What you should do:
Pictures aside, quote the whole listing exactly.

Supplied data:

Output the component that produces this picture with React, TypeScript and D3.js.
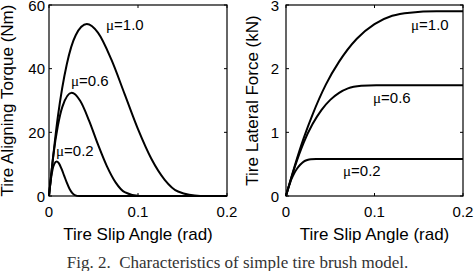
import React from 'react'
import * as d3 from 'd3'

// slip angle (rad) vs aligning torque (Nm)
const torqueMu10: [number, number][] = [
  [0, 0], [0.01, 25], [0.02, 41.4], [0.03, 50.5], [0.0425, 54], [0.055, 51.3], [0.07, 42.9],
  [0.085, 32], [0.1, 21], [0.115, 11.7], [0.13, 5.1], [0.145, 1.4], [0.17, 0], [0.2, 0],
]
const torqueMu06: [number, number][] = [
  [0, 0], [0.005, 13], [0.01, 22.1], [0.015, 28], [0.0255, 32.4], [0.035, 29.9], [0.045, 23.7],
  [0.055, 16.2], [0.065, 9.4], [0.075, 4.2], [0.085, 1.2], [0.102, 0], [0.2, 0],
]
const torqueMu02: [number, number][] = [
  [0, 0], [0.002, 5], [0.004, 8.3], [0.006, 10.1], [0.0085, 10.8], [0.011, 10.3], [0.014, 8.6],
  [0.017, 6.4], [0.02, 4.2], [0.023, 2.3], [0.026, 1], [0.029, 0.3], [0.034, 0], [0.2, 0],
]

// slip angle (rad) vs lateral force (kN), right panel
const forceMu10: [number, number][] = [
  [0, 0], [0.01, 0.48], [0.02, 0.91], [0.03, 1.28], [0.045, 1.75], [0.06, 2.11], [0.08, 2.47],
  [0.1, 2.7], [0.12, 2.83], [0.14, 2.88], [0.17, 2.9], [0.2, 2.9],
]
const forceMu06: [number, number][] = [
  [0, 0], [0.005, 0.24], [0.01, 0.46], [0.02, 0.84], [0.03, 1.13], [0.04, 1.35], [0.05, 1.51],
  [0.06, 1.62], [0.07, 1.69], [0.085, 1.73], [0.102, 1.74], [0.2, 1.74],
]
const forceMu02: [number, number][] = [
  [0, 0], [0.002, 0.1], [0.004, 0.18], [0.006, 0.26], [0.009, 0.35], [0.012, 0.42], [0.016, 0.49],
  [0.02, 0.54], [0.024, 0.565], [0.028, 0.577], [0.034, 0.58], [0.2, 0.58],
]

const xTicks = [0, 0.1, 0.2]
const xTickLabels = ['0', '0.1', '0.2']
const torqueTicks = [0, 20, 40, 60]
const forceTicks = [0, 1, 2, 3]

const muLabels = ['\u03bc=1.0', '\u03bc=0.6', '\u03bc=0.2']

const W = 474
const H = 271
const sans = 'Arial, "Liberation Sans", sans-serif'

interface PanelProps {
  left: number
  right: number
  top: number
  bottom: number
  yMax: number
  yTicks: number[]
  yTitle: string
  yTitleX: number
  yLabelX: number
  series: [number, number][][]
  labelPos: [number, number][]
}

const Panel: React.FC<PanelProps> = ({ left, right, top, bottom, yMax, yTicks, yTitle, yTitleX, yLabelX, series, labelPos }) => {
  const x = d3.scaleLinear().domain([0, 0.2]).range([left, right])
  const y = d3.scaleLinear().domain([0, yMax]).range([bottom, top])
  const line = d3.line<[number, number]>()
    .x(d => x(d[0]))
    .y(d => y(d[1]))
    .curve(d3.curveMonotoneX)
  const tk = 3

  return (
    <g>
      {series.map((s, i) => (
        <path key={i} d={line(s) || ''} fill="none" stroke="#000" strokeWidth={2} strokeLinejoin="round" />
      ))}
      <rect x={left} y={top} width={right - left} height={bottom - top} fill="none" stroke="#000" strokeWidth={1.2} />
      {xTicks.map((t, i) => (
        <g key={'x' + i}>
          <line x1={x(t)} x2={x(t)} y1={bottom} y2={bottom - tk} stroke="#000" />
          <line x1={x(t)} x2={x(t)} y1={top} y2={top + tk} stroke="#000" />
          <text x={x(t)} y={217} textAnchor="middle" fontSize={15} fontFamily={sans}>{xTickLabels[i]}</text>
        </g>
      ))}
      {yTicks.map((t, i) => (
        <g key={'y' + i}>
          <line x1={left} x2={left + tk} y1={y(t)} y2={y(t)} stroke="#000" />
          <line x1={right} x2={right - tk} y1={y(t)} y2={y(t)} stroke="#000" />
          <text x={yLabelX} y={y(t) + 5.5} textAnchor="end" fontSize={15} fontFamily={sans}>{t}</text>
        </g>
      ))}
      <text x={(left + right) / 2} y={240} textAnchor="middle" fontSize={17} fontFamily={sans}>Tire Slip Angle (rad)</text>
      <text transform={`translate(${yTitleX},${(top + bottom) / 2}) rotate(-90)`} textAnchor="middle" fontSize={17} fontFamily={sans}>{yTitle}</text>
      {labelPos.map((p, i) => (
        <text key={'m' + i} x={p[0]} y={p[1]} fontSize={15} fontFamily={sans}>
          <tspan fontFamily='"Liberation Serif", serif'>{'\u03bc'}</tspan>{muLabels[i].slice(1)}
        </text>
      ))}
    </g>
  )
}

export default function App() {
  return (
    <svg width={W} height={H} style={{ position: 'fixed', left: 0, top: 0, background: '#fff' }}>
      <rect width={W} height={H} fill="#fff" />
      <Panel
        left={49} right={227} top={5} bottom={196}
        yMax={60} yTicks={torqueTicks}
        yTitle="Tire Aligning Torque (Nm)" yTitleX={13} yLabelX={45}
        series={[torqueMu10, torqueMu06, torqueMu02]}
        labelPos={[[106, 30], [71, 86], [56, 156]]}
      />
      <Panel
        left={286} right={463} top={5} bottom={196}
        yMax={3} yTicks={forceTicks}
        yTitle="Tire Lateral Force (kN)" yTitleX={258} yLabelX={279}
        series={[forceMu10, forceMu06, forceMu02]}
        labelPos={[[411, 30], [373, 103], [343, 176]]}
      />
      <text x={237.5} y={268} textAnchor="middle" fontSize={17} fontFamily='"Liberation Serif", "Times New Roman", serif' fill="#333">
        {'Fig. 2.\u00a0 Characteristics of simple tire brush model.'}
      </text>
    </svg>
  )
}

Exercise solution:
Output the component that produces this picture with React, TypeScript and D3.js.
import React from 'react'
import * as d3 from 'd3'

// slip angle (rad) vs aligning torque (Nm)
const torqueMu10: [number, number][] = [
  [0, 0], [0.01, 25], [0.02, 41.4], [0.03, 50.5], [0.0425, 54], [0.055, 51.3], [0.07, 42.9],
  [0.085, 32], [0.1, 21], [0.115, 11.7], [0.13, 5.1], [0.145, 1.4], [0.17, 0], [0.2, 0],
]
const torqueMu06: [number, number][] = [
  [0, 0], [0.005, 13], [0.01, 22.1], [0.015, 28], [0.0255, 32.4], [0.035, 29.9], [0.045, 23.7],
  [0.055, 16.2], [0.065, 9.4], [0.075, 4.2], [0.085, 1.2], [0.102, 0], [0.2, 0],
]
const torqueMu02: [number, number][] = [
  [0, 0], [0.002, 5], [0.004, 8.3], [0.006, 10.1], [0.0085, 10.8], [0.011, 10.3], [0.014, 8.6],
  [0.017, 6.4], [0.02, 4.2], [0.023, 2.3], [0.026, 1], [0.029, 0.3], [0.034, 0], [0.2, 0],
]

// slip angle (rad) vs lateral force (kN), right panel
const forceMu10: [number, number][] = [
  [0, 0], [0.01, 0.48], [0.02, 0.91], [0.03, 1.28], [0.045, 1.75], [0.06, 2.11], [0.08, 2.47],
  [0.1, 2.7], [0.12, 2.83], [0.14, 2.88], [0.17, 2.9], [0.2, 2.9],
]
const forceMu06: [number, number][] = [
  [0, 0], [0.005, 0.24], [0.01, 0.46], [0.02, 0.84], [0.03, 1.13], [0.04, 1.35], [0.05, 1.51],
  [0.06, 1.62], [0.07, 1.69], [0.085, 1.73], [0.102, 1.74], [0.2, 1.74],
]
const forceMu02: [number, number][] = [
  [0, 0], [0.002, 0.1], [0.004, 0.18], [0.006, 0.26], [0.009, 0.35], [0.012, 0.42], [0.016, 0.49],
  [0.02, 0.54], [0.024, 0.565], [0.028, 0.577], [0.034, 0.58], [0.2, 0.58],
]

const xTicks = [0, 0.1, 0.2]
const xTickLabels = ['0', '0.1', '0.2']
const torqueTicks = [0, 20, 40, 60]
const forceTicks = [0, 1, 2, 3]

const muLabels = ['\u03bc=1.0', '\u03bc=0.6', '\u03bc=0.2']

const W = 474
const H = 271
const sans = 'Arial, "Liberation Sans", sans-serif'

interface PanelProps {
  left: number
  right: number
  top: number
  bottom: number
  yMax: number
  yTicks: number[]
  yTitle: string
  yTitleX: number
  yLabelX: number
  series: [number, number][][]
  labelPos: [number, number][]
}

const Panel: React.FC<PanelProps> = ({ left, right, top, bottom, yMax, yTicks, yTitle, yTitleX, yLabelX, series, labelPos }) => {
  const x = d3.scaleLinear().domain([0, 0.2]).range([left, right])
  const y = d3.scaleLinear().domain([0, yMax]).range([bottom, top])
  const line = d3.line<[number, number]>()
    .x(d => x(d[0]))
    .y(d => y(d[1]))
    .curve(d3.curveMonotoneX)
  const tk = 3

  return (
    <g>
      {series.map((s, i) => (
        <path key={i} d={line(s) || ''} fill="none" stroke="#000" strokeWidth={2} strokeLinejoin="round" />
      ))}
      <rect x={left} y={top} width={right - left} height={bottom - top} fill="none" stroke="#000" strokeWidth={1.2} />
      {xTicks.map((t, i) => (
        <g key={'x' + i}>
          <line x1={x(t)} x2={x(t)} y1={bottom} y2={bottom - tk} stroke="#000" />
          <line x1={x(t)} x2={x(t)} y1={top} y2={top + tk} stroke="#000" />
          <text x={x(t)} y={217} textAnchor="middle" fontSize={15} fontFamily={sans}>{xTickLabels[i]}</text>
        </g>
      ))}
      {yTicks.map((t, i) => (
        <g key={'y' + i}>
          <line x1={left} x2={left + tk} y1={y(t)} y2={y(t)} stroke="#000" />
          <line x1={right} x2={right - tk} y1={y(t)} y2={y(t)} stroke="#000" />
          <text x={yLabelX} y={y(t) + 5.5} textAnchor="end" fontSize={15} fontFamily={sans}>{t}</text>
        </g>
      ))}
      <text x={(left + right) / 2} y={240} textAnchor="middle" fontSize={17} fontFamily={sans}>Tire Slip Angle (rad)</text>
      <text transform={`translate(${yTitleX},${(top + bottom) / 2}) rotate(-90)`} textAnchor="middle" fontSize={17} fontFamily={sans}>{yTitle}</text>
      {labelPos.map((p, i) => (
        <text key={'m' + i} x={p[0]} y={p[1]} fontSize={15} fontFamily={sans}>
          <tspan fontFamily='"Liberation Serif", serif'>{'\u03bc'}</tspan>{muLabels[i].slice(1)}
        </text>
      ))}
    </g>
  )
}

export default function App() {
  return (
    <svg width={W} height={H} style={{ position: 'fixed', left: 0, top: 0, background: '#fff' }}>
      <rect width={W} height={H} fill="#fff" />
      <Panel
        left={49} right={227} top={5} bottom={196}
        yMax={60} yTicks={torqueTicks}
        yTitle="Tire Aligning Torque (Nm)" yTitleX={13} yLabelX={45}
        series={[torqueMu10, torqueMu06, torqueMu02]}
        labelPos={[[106, 30], [71, 86], [56, 156]]}
      />
      <Panel
        left={286} right={463} top={5} bottom={196}
        yMax={3} yTicks={forceTicks}
        yTitle="Tire Lateral Force (kN)" yTitleX={258} yLabelX={279}
        series={[forceMu10, forceMu06, forceMu02]}
        labelPos={[[411, 30], [373, 103], [343, 176]]}
      />
      <text x={237.5} y={268} textAnchor="middle" fontSize={17} fontFamily='"Liberation Serif", "Times New Roman", serif' fill="#333">
        {'Fig. 2.\u00a0 Characteristics of simple tire brush model.'}
      </text>
    </svg>
  )
}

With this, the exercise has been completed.